The Court has balanced Plaintiffs' interest in anonymity against any potential prejudice to Avid and the public's interest in disclosure. The Court finds the possible injury to Plaintiffs resulting from public disclosure of their identities rises above the level of mere embarrassment or harm to reputation. With respect to any prejudice to Avid, the Court notes that Plaintiffs have already agreed to provide Avid with their names subject to a protective order, thereby alleviating a barrier to defending the case.
The Court has also considered the fact that these Plaintiffs are seeking to represent a putative class of users of the Ashley Madison website. There are significant differences between the roles of class representative and class member. Because class actions determine the rights of absent class members, due process requires the class be fairly and adequately represented. See Rattray v. Woodbury Ct., IA, 614 F.3d 831, 835 (8th Cir. 2010); Paxton v. Union Nat. Bank, 688 F.2d 552, 562-63 (8th Cir. 1982); Fed. R. Civ. P. 23(a)(4). "The focus of Rule 23(a)(4) is whether: (1) the class representatives have common interests with the members of the class, and (2) whether the class representatives will vigorously prosecute the interests of the class through qualified counsel." Paxton, 688 F.2d at 562-63. See also Golan v. Veritas Entertainment, LLC, 788 F.3d 814, 822 (8th Cir. 2015). Class representatives have a fiduciary obligation to fairly represent the entire class, In re BankAmerica Corp. Securities Litigation, 775 F.3d 1060, 1062 n. 1 (8th Cir. 2015) and Reynolds v. National Football League, 584 F.2d 280, 284 n.6 (8th Cir. 1978), and generally receive an incentive award as compensation for work done on behalf of the class. Given the importance of the role of class representative, the Court will require Plaintiffs to disclose their identities so that the public, including the putative class members they seek to represent, know who is guiding and directing the litigation. Because class members are not typically testifying or offering evidence, they do not need to be specifically identified by name in order to be part of the litigation; they merely need to be identifiable.

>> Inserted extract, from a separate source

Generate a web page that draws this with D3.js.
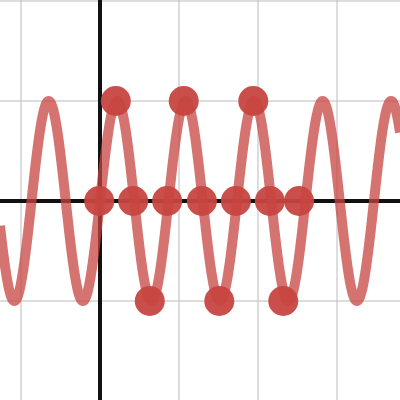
<!DOCTYPE html>
<html><head><meta charset="utf-8">
<script src="https://cdn.jsdelivr.net/npm/d3@7"></script>
<style>body{margin:0;background:#fff}</style>
</head><body><svg id="viz"></svg>
<script>
const W = 400, H = 400;

// grid ticks (graph units)
const xTicks = [-1, 0, 1, 2, 3, 4];
const yTicks = [-2, -1, 0, 1, 2];

// curve y = amp * sin(2*pi*(x - shift)/period)
const amp = 1;
const period = 0.867;
const shift = 0;

// plotted points
const pointX = [-0.01, 0.20, 0.42, 0.63, 0.85, 1.06, 1.29, 1.51, 1.72, 1.94, 2.15, 2.32, 2.52];
const pointY = [0, 1, 0, -1, 0, 1, 0, -1, 0, 1, 0, -1, 0];

const x = d3.scaleLinear().domain([-100 / 79, 300 / 79]).range([0, W]);
const y = d3.scaleLinear().domain([2.01, -1.99]).range([0, H]);

const svg = d3.select('#viz').attr('width', W).attr('height', H);

svg.append('g').selectAll('line').data(xTicks).enter().append('line')
  .attr('x1', d => x(d)).attr('x2', d => x(d)).attr('y1', 0).attr('y2', H)
  .attr('stroke', '#bbb').attr('stroke-width', 1);
svg.append('g').selectAll('line').data(yTicks).enter().append('line')
  .attr('y1', d => y(d)).attr('y2', d => y(d)).attr('x1', 0).attr('x2', W)
  .attr('stroke', '#bbb').attr('stroke-width', 1);

// axes
svg.append('line').attr('x1', x(0)).attr('x2', x(0)).attr('y1', 0).attr('y2', H)
  .attr('stroke', '#111').attr('stroke-width', 4);
svg.append('line').attr('y1', y(0)).attr('y2', y(0)).attr('x1', 0).attr('x2', W)
  .attr('stroke', '#111').attr('stroke-width', 4);

const [x0, x1] = x.domain();
const samples = d3.range(0, 801).map(i => {
  const xv = x0 + (x1 - x0) * i / 800;
  return [xv, amp * Math.sin(2 * Math.PI * (xv - shift) / period)];
});

svg.append('path')
  .datum(samples)
  .attr('fill', 'none')
  .attr('stroke', '#c74440')
  .attr('stroke-opacity', 0.75)
  .attr('stroke-width', 10)
  .attr('d', d3.line().x(d => x(d[0])).y(d => y(d[1])));

svg.append('g').selectAll('circle').data(pointX).enter().append('circle')
  .attr('cx', d => x(d))
  .attr('cy', (d, i) => y(pointY[i]))
  .attr('r', 15)
  .attr('fill', '#c74440')
  .attr('fill-opacity', 0.95);
</script></body></html>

Before the consolidated complaint is filed, Plaintiffs currently proceeding under pseudonym who are seeking to serve as class representatives must decide whether to proceed using their real names or dismiss their complaints and proceed, without publicly disclosing their names, as class members — if and when a class is certified. The Court believes this balancing of the equities does not deny a remedy to those Plaintiffs wishing to remain anonymous. Plaintiffs reply that forcing some of them to drop their claims could leave a number of subclasses without a named representative. (Doc. No. 117 at 7) The possibility that subclasses might not be represented is purely speculative at this stage of the proceedings. If this situation were to occur, the Court can revisit its order.
Accordingly,
IT IS HEREBY ORDERED that Plaintiffs' Motion for Leave to Proceed under Pseudonyms [91] is DENIED in part in accordance with the rulings herein.